Double Standard for Labor Economists
Labor economists must be carefully watched for what they say compared to what they do. My experience is that they do not all believe that what is good for the goose is good for the gander. Two cases to make this point:
One labor economist at the Bureau of Labor Statistics (BLS) for decades has pointed out that only 20 percent of all jobs in the economy require a college degree (1970s) or more recently only 30 percent do. This has caused no end of trouble in state budgeting for higher education where typically 60 percent or more of high school graduates go on to college. States have used this BLS figure as justification for reducing state investment in higher education. However this economist sent both of his children (100 percent) to college.
Another labor economist at the Economic Policy Institute recently told me that there is recent labor market weakness in the absorption of college graduates into the labor force. That means that government investment in higher education can be reduced. He said that as an economist he would offer one set of advice to the President about appropriate government investment levels in college trained workers, but that as a father he practiced a different (and far higher) standard for his own children. 100 percent of his children attended college.
Besides this hypocrisy I have long been troubled by the disparity between economists' fascination with economic growth, efficient allocation of resources and other important economic principles and their indifference to the allocation of social resources and economic growth benefits. Income and wealth concentration are trivial within the profession.
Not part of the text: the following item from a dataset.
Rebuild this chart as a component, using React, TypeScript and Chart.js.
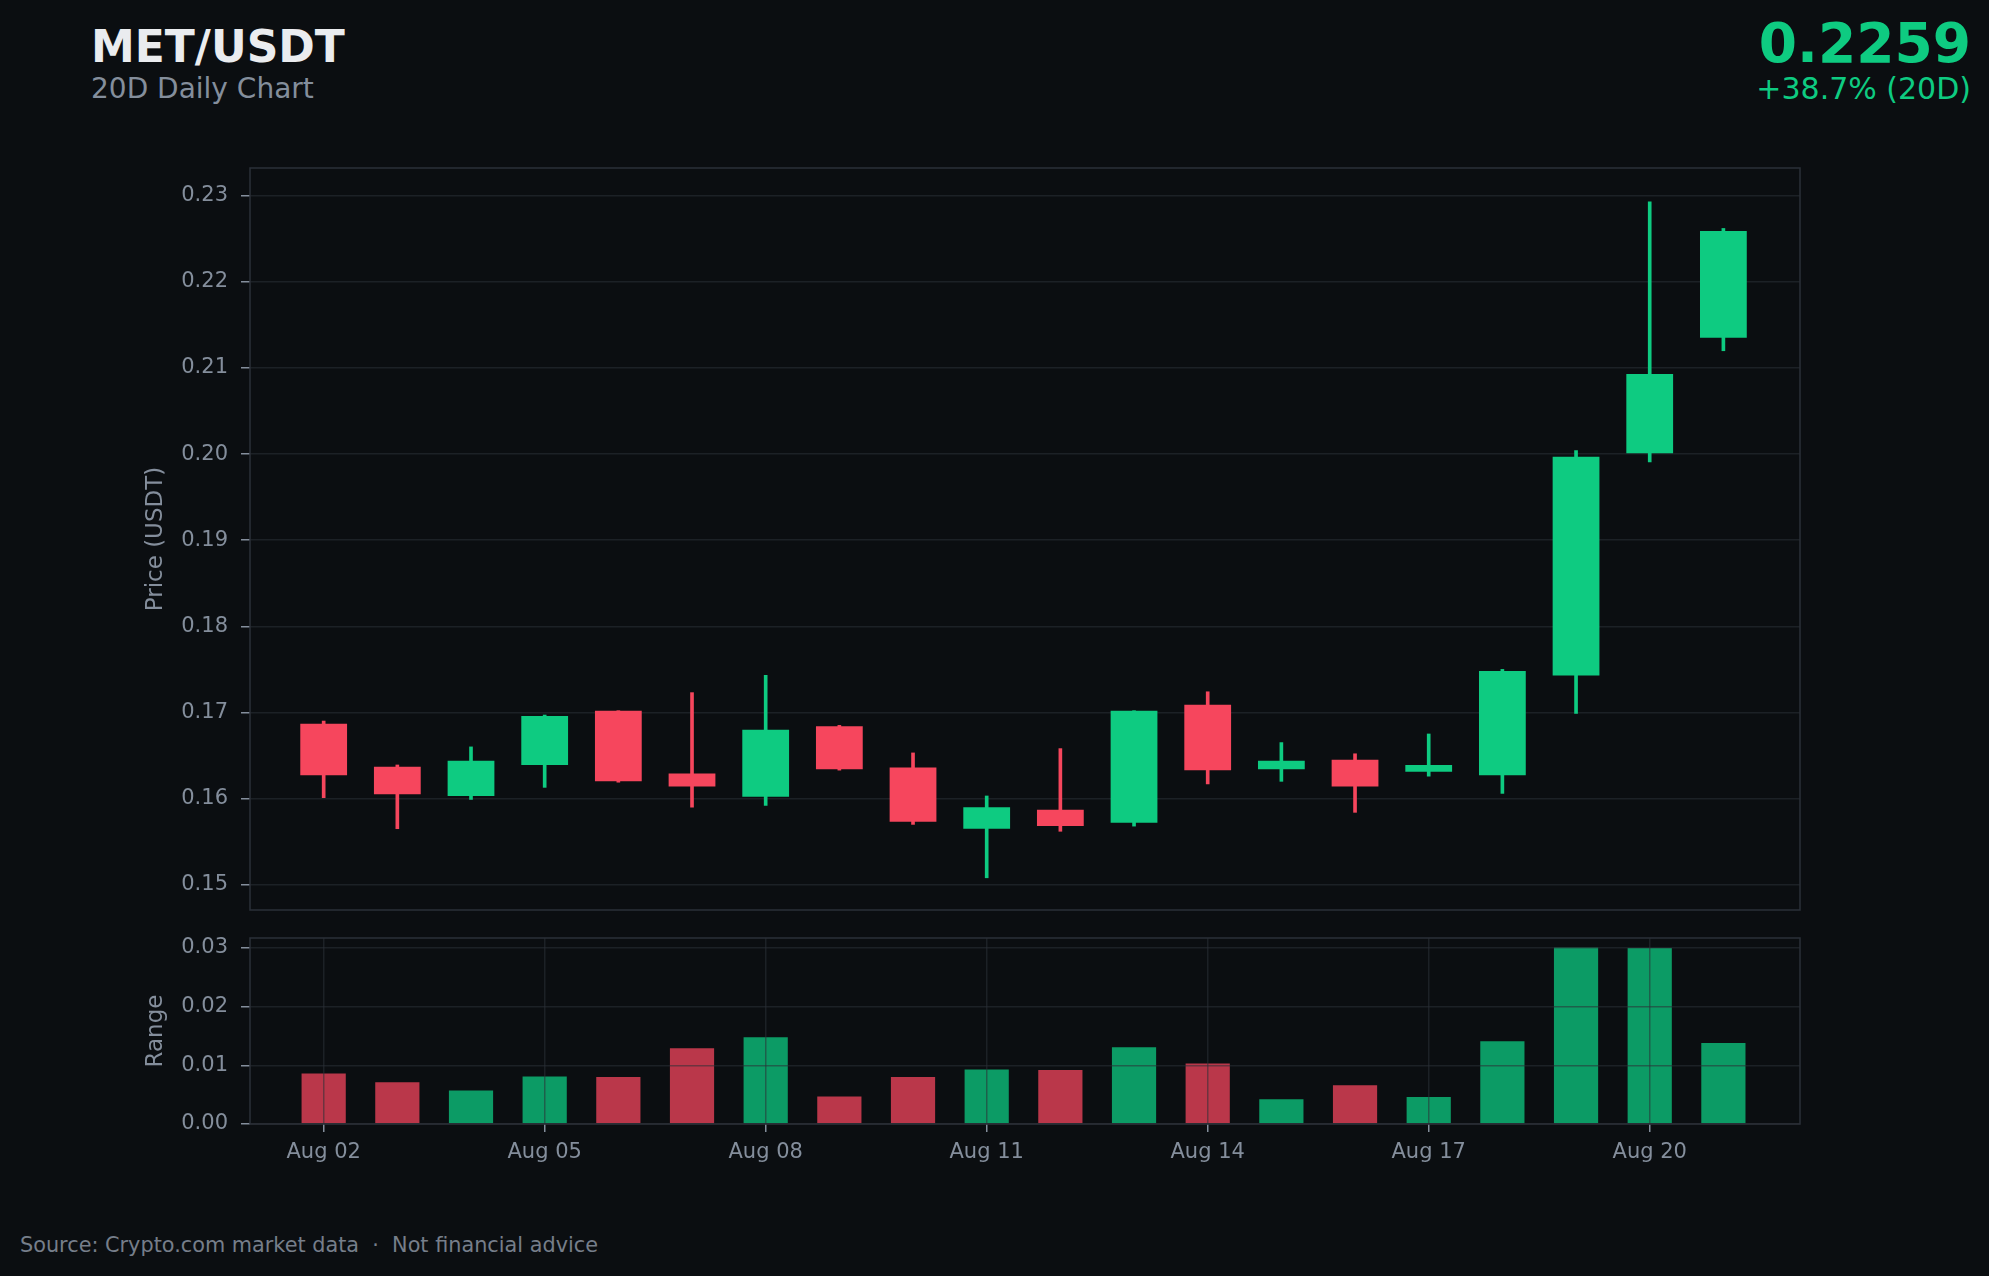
import { useEffect, useRef } from "react"
import { Chart, registerables } from "chart.js"

Chart.register(...registerables)

// daily candles, Aug 02 .. Aug 21
const dates = [
  "Aug 02", "Aug 03", "Aug 04", "Aug 05", "Aug 06", "Aug 07", "Aug 08", "Aug 09", "Aug 10", "Aug 11",
  "Aug 12", "Aug 13", "Aug 14", "Aug 15", "Aug 16", "Aug 17", "Aug 18", "Aug 19", "Aug 20", "Aug 21",
]
const opens = [
  0.1687, 0.1637, 0.1603, 0.1639, 0.1702, 0.1629, 0.1602, 0.1684, 0.1636, 0.1565,
  0.1587, 0.1572, 0.1709, 0.1634, 0.1645, 0.1631, 0.1627, 0.1743, 0.2001, 0.2135,
]
const closes = [
  0.1627, 0.1605, 0.1644, 0.1696, 0.162, 0.1614, 0.168, 0.1634, 0.1573, 0.159,
  0.1568, 0.1702, 0.1633, 0.1644, 0.1614, 0.1639, 0.1748, 0.1997, 0.2093, 0.2259,
]
const highs = [
  0.169, 0.1639, 0.166, 0.1697, 0.1702, 0.1723, 0.1743, 0.1685, 0.1653, 0.1603,
  0.1658, 0.1702, 0.1724, 0.1665, 0.1652, 0.1675, 0.175, 0.2004, 0.2293, 0.2262,
]
const lows = [
  0.1601, 0.1565, 0.1599, 0.1613, 0.1619, 0.159, 0.1592, 0.1633, 0.157, 0.1508,
  0.1562, 0.1568, 0.1617, 0.162, 0.1584, 0.1626, 0.1606, 0.1699, 0.1991, 0.212,
]
// daily range (high - low) as shown in the lower panel
const ranges = [
  0.0086, 0.0071, 0.0057, 0.0081, 0.008, 0.0129, 0.0148, 0.0047, 0.008, 0.0093,
  0.0092, 0.0131, 0.0103, 0.0042, 0.0066, 0.0046, 0.0141, 0.0301, 0.03, 0.0138,
]

const priceTicks = [0.15, 0.16, 0.17, 0.18, 0.19, 0.2, 0.21, 0.22, 0.23]
const rangeTicks = [0, 0.01, 0.02, 0.03]
const dateTickIndex = [0, 3, 6, 9, 12, 15, 18]

const BG = "#0b0e11"
const UP = "#0ecb81"
const DOWN = "#f6465d"
const UP_DIM = "rgba(14, 203, 129, 0.75)"
const DOWN_DIM = "rgba(246, 70, 93, 0.75)"
const GRID = "rgba(43, 49, 57, 0.55)"
const FRAME = "#2b3139"
const MUTED = "#848e9c"
const FONT = "'DejaVu Sans', sans-serif"

const isUp = opens.map((o, i) => closes[i] >= o)

const framePlugin = {
  id: "frame",
  afterDraw(chart: Chart) {
    const { ctx, chartArea } = chart
    ctx.save()
    ctx.strokeStyle = FRAME
    ctx.lineWidth = 1.5
    ctx.strokeRect(chartArea.left, chartArea.top, chartArea.right - chartArea.left, chartArea.bottom - chartArea.top)
    ctx.restore()
  },
}

function PriceChart() {
  const chartRef = useRef<HTMLCanvasElement>(null)

  useEffect(() => {
    if (!chartRef.current) return
    const colors = isUp.map((u) => (u ? UP : DOWN))

    const chart = new Chart(chartRef.current, {
      type: "bar",
      data: {
        datasets: [
          {
            label: "wick",
            data: dates.map((_, i) => ({ x: i, y: [lows[i], highs[i]] })) as any,
            backgroundColor: colors,
            barThickness: 3,
            grouped: false,
            order: 2,
          },
          {
            label: "body",
            data: dates.map((_, i) => ({ x: i, y: [opens[i], closes[i]] })) as any,
            backgroundColor: colors,
            borderWidth: 0,
            barPercentage: 0.635,
            categoryPercentage: 1,
            grouped: false,
            order: 1,
          },
        ],
      },
      options: {
        animation: false,
        responsive: false,
        layout: { padding: { top: 16, right: 20, bottom: 12, left: 0 } },
        plugins: { legend: { display: false }, tooltip: { enabled: false } },
        scales: {
          x: { type: "linear", min: -1, max: 20.04, offset: false, display: false },
          y: {
            min: 0.14706,
            max: 0.23322,
            afterBuildTicks: (s: any) => {
              s.ticks = priceTicks.map((v) => ({ value: v }))
            },
            afterFit: (s: any) => {
              s.width = 130
              s.paddingTop = 0
              s.paddingBottom = 0
            },
            grid: { color: GRID, lineWidth: 1.5, tickColor: MUTED, tickLength: 9, tickWidth: 1.5 },
            border: { display: false },
            ticks: {
              color: MUTED,
              padding: 13,
              font: { family: FONT, size: 21 },
              callback: (v: any) => Number(v).toFixed(2),
            },
            title: {
              display: true,
              text: "Price (USDT)",
              color: MUTED,
              font: { family: FONT, size: 23 },
              padding: { top: 22, bottom: 0 },
            },
          },
        },
      },
      plugins: [framePlugin],
    })

    return () => chart.destroy()
  }, [])

  return <canvas ref={chartRef} width={1700} height={770} style={{ position: "absolute", left: 120, top: 152 }} />
}

function RangeChart() {
  const chartRef = useRef<HTMLCanvasElement>(null)

  useEffect(() => {
    if (!chartRef.current) return
    const colors = isUp.map((u) => (u ? UP_DIM : DOWN_DIM))

    const chart = new Chart(chartRef.current, {
      type: "bar",
      data: {
        datasets: [
          {
            label: "Range",
            data: dates.map((_, i) => ({ x: i, y: ranges[i] })) as any,
            backgroundColor: colors,
            borderWidth: 0,
            barPercentage: 0.6,
            categoryPercentage: 1,
          },
        ],
      },
      options: {
        animation: false,
        responsive: false,
        layout: { padding: { top: 11, right: 20, bottom: 0, left: 0 } },
        plugins: { legend: { display: false }, tooltip: { enabled: false } },
        scales: {
          x: {
            type: "linear",
            min: -1,
            max: 20.04,
            offset: false,
            z: 1,
            afterBuildTicks: (s: any) => {
              s.ticks = dateTickIndex.map((v) => ({ value: v }))
            },
            afterFit: (s: any) => {
              s.height = 63
              s.paddingLeft = 0
              s.paddingRight = 0
            },
            grid: {
              z: 1,
              offset: false,
              color: GRID,
              lineWidth: 1.5,
              tickColor: MUTED,
              tickLength: 8,
              tickWidth: 1.5,
            },
            border: { display: false },
            ticks: {
              color: MUTED,
              padding: 8,
              maxRotation: 0,
              autoSkip: false,
              font: { family: FONT, size: 21 },
              callback: (v: any) => dates[Number(v)] ?? "",
            },
          },
          y: {
            min: 0,
            max: 0.0317,
            z: 1,
            afterBuildTicks: (s: any) => {
              s.ticks = rangeTicks.map((v) => ({ value: v }))
            },
            afterFit: (s: any) => {
              s.width = 130
              s.paddingTop = 0
              s.paddingBottom = 0
            },
            grid: { z: 1, color: GRID, lineWidth: 1.5, tickColor: MUTED, tickLength: 9, tickWidth: 1.5 },
            border: { display: false },
            ticks: {
              color: MUTED,
              padding: 13,
              font: { family: FONT, size: 21 },
              callback: (v: any) => Number(v).toFixed(2),
            },
            title: {
              display: true,
              text: "Range",
              color: MUTED,
              font: { family: FONT, size: 23 },
              padding: { top: 22, bottom: 0 },
            },
          },
        },
      },
      plugins: [framePlugin],
    })

    return () => chart.destroy()
  }, [])

  return <canvas ref={chartRef} width={1700} height={260} style={{ position: "absolute", left: 120, top: 927 }} />
}

export default function App() {
  const text = { position: "absolute" as const, fontFamily: FONT, lineHeight: 1, whiteSpace: "pre" as const }
  return (
    <div style={{ position: "absolute", left: 0, top: 0, width: 1989, height: 1276, background: BG, overflow: "hidden" }}>
      <div style={{ ...text, left: 91, top: 25, fontSize: 44, fontWeight: "bold", color: "#eaecef" }}>MET/USDT</div>
      <div style={{ ...text, left: 91, top: 75, fontSize: 28, color: MUTED }}>20D Daily Chart</div>
      <div style={{ ...text, right: 18, top: 16, fontSize: 55, fontWeight: "bold", color: UP }}>0.2259</div>
      <div style={{ ...text, right: 18, top: 74, fontSize: 30, color: UP }}>+38.7% (20D)</div>
      <PriceChart />
      <RangeChart />
      <div style={{ ...text, left: 20, top: 1235, fontSize: 20.8, color: "#767e8a" }}>
        {"Source: Crypto.com market data  ·  Not financial advice"}
      </div>
    </div>
  )
}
And when it comes to who gets a higher education one hears not a peep that the share of bachelor's degrees awarded to students born into the top quartile of family income has grown from 44 percent in 1979 to 58 percent by 2004. At the same time the share of bachelor's degrees awarded to people in the bottom half of the family income distribution has gone from 28 percent in 1979 to 21 percent by 2004.
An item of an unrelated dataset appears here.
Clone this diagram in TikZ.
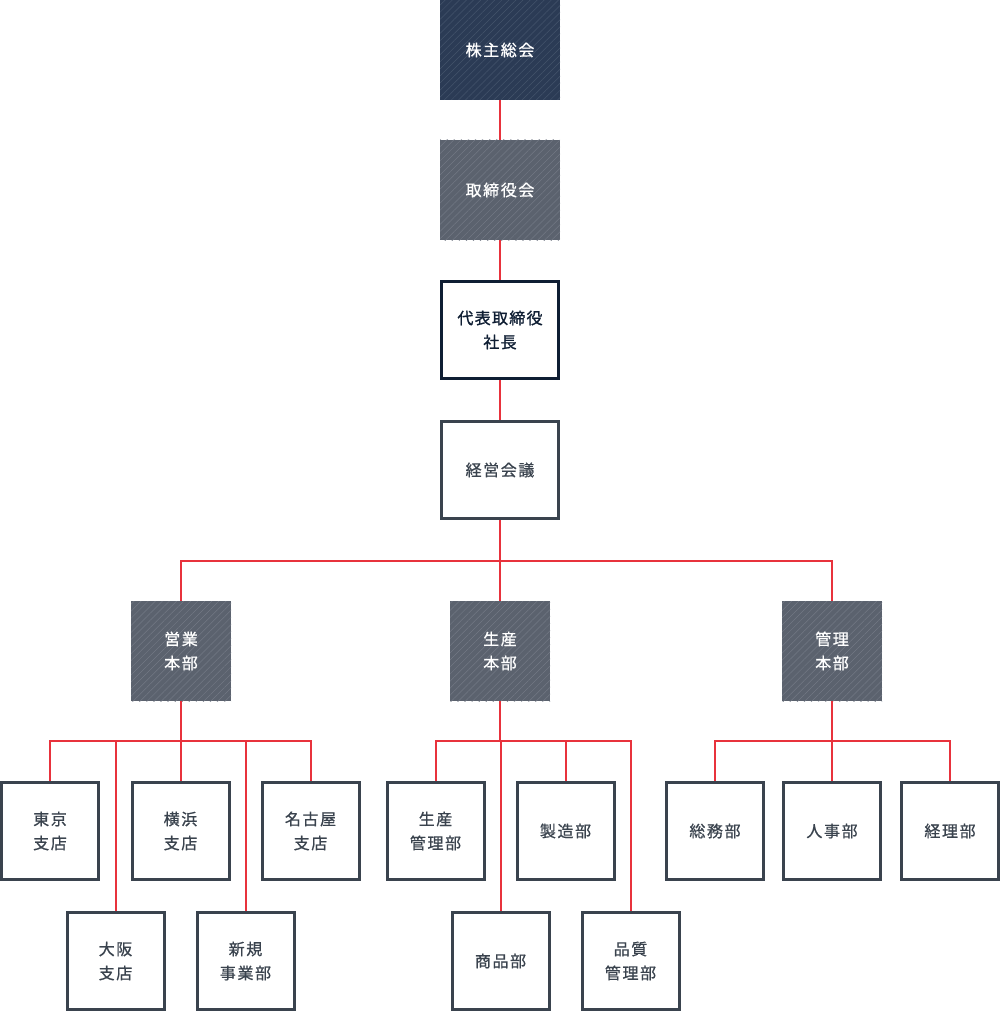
\documentclass[tikz,border=0pt]{standalone}
\usepackage{fontspec}
\setmainfont{Noto Sans CJK JP}[LetterSpace=10,FakeBold=0.8]
\newfontfamily\presfont{Noto Sans CJK JP}[LetterSpace=8,FakeBold=1.2]
\usetikzlibrary{patterns.meta}
\definecolor{navyfill}{HTML}{2B3B55}
\definecolor{navyhatch}{HTML}{44546C}
\definecolor{grayfill}{HTML}{5B626E}
\definecolor{grayhatch}{HTML}{737985}
\definecolor{boxline}{HTML}{3A434E}
\definecolor{navyline}{HTML}{0F1E33}
\definecolor{linkred}{HTML}{E8323C}
\tikzset{
  x=1pt, y=-1pt,
  every node/.style={font=\fontsize{16}{24}\selectfont, align=center, inner sep=0pt},
  navybox/.style={minimum width=120pt, minimum height=100pt, text=white,
    preaction={fill=navyfill}, pattern={Lines[angle=45,distance=5pt,line width=0.5pt]}, pattern color=navyhatch},
  graybig/.style={minimum width=120pt, minimum height=100pt, text=white,
    preaction={fill=grayfill}, pattern={Lines[angle=45,distance=5pt,line width=0.5pt]}, pattern color=grayhatch},
  graysmall/.style={minimum width=100pt, minimum height=100pt, text=white,
    preaction={fill=grayfill}, pattern={Lines[angle=45,distance=5pt,line width=0.5pt]}, pattern color=grayhatch},
  presbox/.style={draw=navyline, line width=3pt, fill=white, minimum width=117pt, minimum height=97pt, text=navyline, font=\fontsize{16}{24}\selectfont\presfont},
  wideplain/.style={draw=boxline, line width=3pt, fill=white, minimum width=117pt, minimum height=97pt, text=boxline},
  plainbox/.style={draw=boxline, line width=3pt, fill=white, minimum width=97pt, minimum height=97pt, text=boxline},
  link/.style={draw=linkred, line width=2pt}
}
\begin{document}
\begin{tikzpicture}
\useasboundingbox (0,0) rectangle (1000,1011);
\coordinate (bus1) at (500,561);
\coordinate (busA) at (181,741);
\coordinate (busB) at (500,741);
\coordinate (busC) at (832,741);

\node[navybox] (kabu) at (500,50) {株主総会};
\node[graybig] (tori) at (500,190) {取締役会};
\node[presbox] (pres) at (500,330) {代表取締役\\社長};
\node[wideplain] (kaigi) at (500,470) {経営会議};

\node[graysmall] (eigyo) at (181,651) {営業\\本部};
\node[graysmall] (seisan) at (500,651) {生産\\本部};
\node[graysmall] (kanri) at (832,651) {管理\\本部};

\node[plainbox] (tokyo) at (50,831) {東京\\支店};
\node[plainbox] (yoko) at (180.5,831) {横浜\\支店};
\node[plainbox] (nago) at (310.5,831) {名古屋\\支店};
\node[plainbox] (osaka) at (115.5,961) {大阪\\支店};
\node[plainbox] (shinki) at (245.5,961) {新規\\事業部};

\node[plainbox] (skanri) at (435.5,831) {生産\\管理部};
\node[plainbox] (seizo) at (565.5,831) {製造部};
\node[plainbox] (shohin) at (500.5,961) {商品部};
\node[plainbox] (hinshitsu) at (630.5,961) {品質\\管理部};

\node[plainbox] (somu) at (715,831) {総務部};
\node[plainbox] (jinji) at (832,831) {人事部};
\node[plainbox] (keiri) at (950,831) {経理部};

\draw[link] (kabu.south) -- (tori.north);
\draw[link] (tori.south) -- (pres.north);
\draw[link] (pres.south) -- (kaigi.north);
\draw[link] (kaigi.south) -- (bus1);
\draw[link] (eigyo.north) |- (bus1) -| (kanri.north);
\draw[link] (bus1) -- (seisan.north);

\draw[link] (eigyo.south) -- (busA);
\draw[link] (tokyo.north) |- (busA) -| (nago.north);
\draw[link] (yoko.north) -- (yoko.north |- busA);
\draw[link] (osaka.north) -- (osaka.north |- busA);
\draw[link] (shinki.north) -- (shinki.north |- busA);

\draw[link] (seisan.south) -- (busB);
\draw[link] (skanri.north) |- (busB) -| (hinshitsu.north);
\draw[link] (seizo.north) -- (seizo.north |- busB);
\draw[link] (shohin.north) -- (shohin.north |- busB);

\draw[link] (kanri.south) -- (busC);
\draw[link] (somu.north) |- (busC) -| (keiri.north);
\draw[link] (jinji.north) -- (jinji.north |- busC);
\end{tikzpicture}
\end{document}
The double standard of these two labor economists is troubling because they claim a greater share of higher educational opportunity for their own children than they advise for others, and it is always those with lowest incomes and weakest political voices that bear the consequences of their influential policy recommendations. The indifference of these kinds of economic policy influences to growing inequality in the U.S. is ultimately socially destructive, democratically divisive and economically weakening. I remain deeply troubled by the myopic, tunnel vision of many economists in their public policy work. Their work deserves only a narrow respect and voice.
1 Comments:
Not necessarily. People are different in lots of different ways. In particular, the marginal advantage of going to university or not varies from person to person. If it is good for society to have less people going to uni, then the ones with the best relative alternatives should not go.
E.g. imagine the only options are go to university and become an academic or become a builder. And there are two potential students, who are pretty identical except that one of whom is perfectly physically healthy and the other who has from MS. In that case, if society needs less academics and more builders, it makes sense for the healthy student to become the builder.
Back in the real world, it is possible that both mentioned labour economists have children who they think would have a higher comparative advantage in going to uni.
And, of course, we are talking about young adults here. The children themselves have some choice in the matter, it was not a pure choice by the labour economists.